Car la survie de la structure est un sujet de préoccupation, à travers notamment le jeu d’équilibriste que doit exécuter l’équipe dirigeante sur la question du budget. La New York Public Library est financée grâce à un partenariat public-privé, où il faut faire montre d’un vrai talent de diplomate afin d’inciter la mairie comme les investisseurs privés à maintenir ou augmenter leur niveau de subvention, tout en proposant toujours des projets innovants qui attirent de nouveaux potentiels donateurs. Le labyrinthe des rayonnages de la bibliothèque se transforme ici en véritable jungle du financement, dont les enjeux, notamment en matière d’éducation, revêtent un caractère primordial. Il s’agit ici de combler le déficit d’investissement dans les écoles new-yorkaises tout en travaillant à la conservation de la diversité du public des différentes annexes de la New York Public Library.
Créer des passerelles
Cette question du maintien de la diversité et du fonctionnement de la mixité est un des grands thèmes wisemanien des années 2010 (souvenez-vous des populations diverses qui fréquentent le club de Richard Lord dans Boxing Gym, du problème de la conservation des bourses pour les étudiants issus de milieux défavorisés dans At Berkeley, ou encore de la sauvegarde des petits commerces au sein des communautés multiples qui font quartier dans In Jackson Heights). Elle se manifeste ici de manière très aiguë au sein d’une structure comme celle de la bibliothèque, qui est un espace public de cohabitation entre des populations très variées. La question s’étend même, lors d’une réunion, à la façon dont aborder le problème des sans domicile fixe qui profitent de la bibliothèque comme abri durant les heures d’ouverture. Au même titre qu’Internet est une toile qui permet la connexion au monde et entre les gens, la bibliothèque est un espace qui créée des liens entre populations, avec un lieu, avec un passé.
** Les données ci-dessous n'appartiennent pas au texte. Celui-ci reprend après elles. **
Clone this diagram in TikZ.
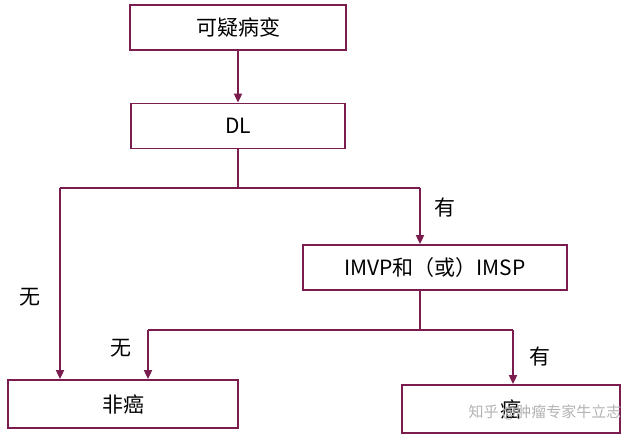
\documentclass[tikz,border=0pt]{standalone}
\usepackage{fontspec}
\setmainfont{Noto Sans CJK SC}
\usetikzlibrary{positioning,arrows.meta}
\definecolor{plum}{RGB}{122,28,78}
\tikzset{
  box/.style={draw=plum, line width=1.8pt, minimum height=45pt, inner sep=0pt, font=\fontsize{21}{24}\selectfont},
  link/.style={draw=plum, line width=1.8pt},
  arr/.style={link, -{Triangle[length=9pt,width=8pt]}},
  lbl/.style={font=\fontsize{21}{24}\selectfont}
}
\begin{document}
\begin{tikzpicture}[x=1pt, y=-1pt]
\useasboundingbox (0,0) rectangle (640,440);
% boxes
\node[box, minimum width=216pt] (doubt) at (238,27.5) {可疑病变};
\node[box, minimum width=214pt] (dl) at (238,126) {DL};
\node[box, minimum width=264pt] (imvp) at (435,267.5) {IMVP和（或）IMSP};
\node[box, minimum width=230pt, minimum height=48pt] (noca) at (123,404) {非癌};
\node[box, minimum width=218pt, minimum height=48pt] (ca) at (511,409) {癌};
% junctions
\coordinate (j1) at (238,188);
\coordinate (j1l) at (60,188);
\coordinate (j1r) at (420,188);
\coordinate (j2) at (420,330);
\coordinate (j2l) at (148,330);
\coordinate (j2r) at (513,330);
% connectors
\draw[arr] (doubt) -- (dl);
\draw[link] (dl) -- (j1);
\draw[link] (j1l) -- (j1r);
\draw[arr] (j1l) -- (j1l |- noca.north);
\draw[arr] (j1r) -- (j1r |- imvp.north);
\draw[link] (imvp.south -| j2) -- (j2);
\draw[link] (j2l) -- (j2r);
\draw[arr] (j2l) -- (j2l |- noca.north);
\draw[arr] (j2r) -- (j2r |- ca.north);
% labels
\node[lbl] (yes1) at (445,208) {有};
\node[lbl] (no1) at (30,297) {无};
\node[lbl] (no2) at (121,348) {无};
\node[lbl] (yes2) at (540,357) {有};
\node[font=\fontsize{15}{17}\selectfont, text=gray!60] (mark) at (545,412) {知乎 @肿瘤专家牛立志};
\end{tikzpicture}
\end{document}
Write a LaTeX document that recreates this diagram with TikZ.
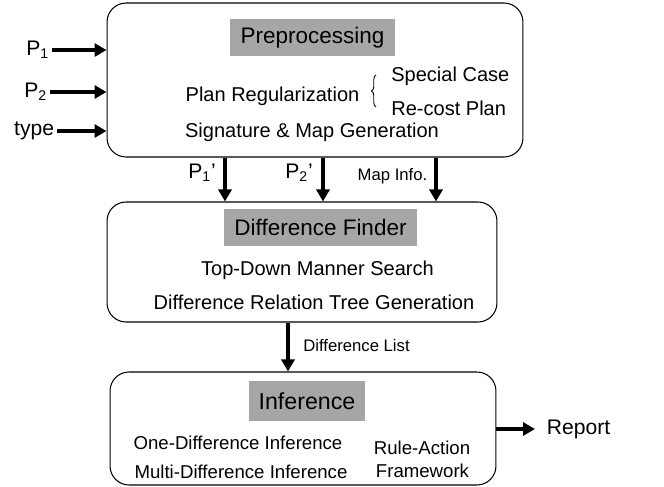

Les nombreuses conférences intégrées au montage du film en font un lieu où la prise de parole n’est plus limitée au chuchotement, mais motivée à voix haute, dans l’idée d’un espace de partage et d’échanges.
Lors de ces conférences, Wiseman ne s’attarde pas tant sur celui qui parle que sur toutes les présences réunies pour l’écouter. Filmer l’écoute et le regard, c’était déjà un des axes centraux de National Gallery (2014), qui instaurait un face-à-face entre les peintures, les guides, et les spectateurs du musée, en un ballet de multiples visages. Le procédé est ici reproduit, et vient bien évidemment documenter la diversité des publics qui fréquentent la New York Public Library. Mais il renvoie également à nous, spectateurs du film, réunis dans une salle de cinéma pour aller à la découverte d’un réel auquel nous voulons bien prêter regard et écoute. Et instaure par là même une proximité, une familiarité avec ces visages qui défilent sur la toile du grand écran, une communauté de partage d’expérience. Chercher ce qui lie des êtres si différents, à l’image de cette dernière conférence donnée sur les ponts, et faire du film une passerelle entre eux, voilà le véritable et beau programme du cinéma de Frederick Wiseman.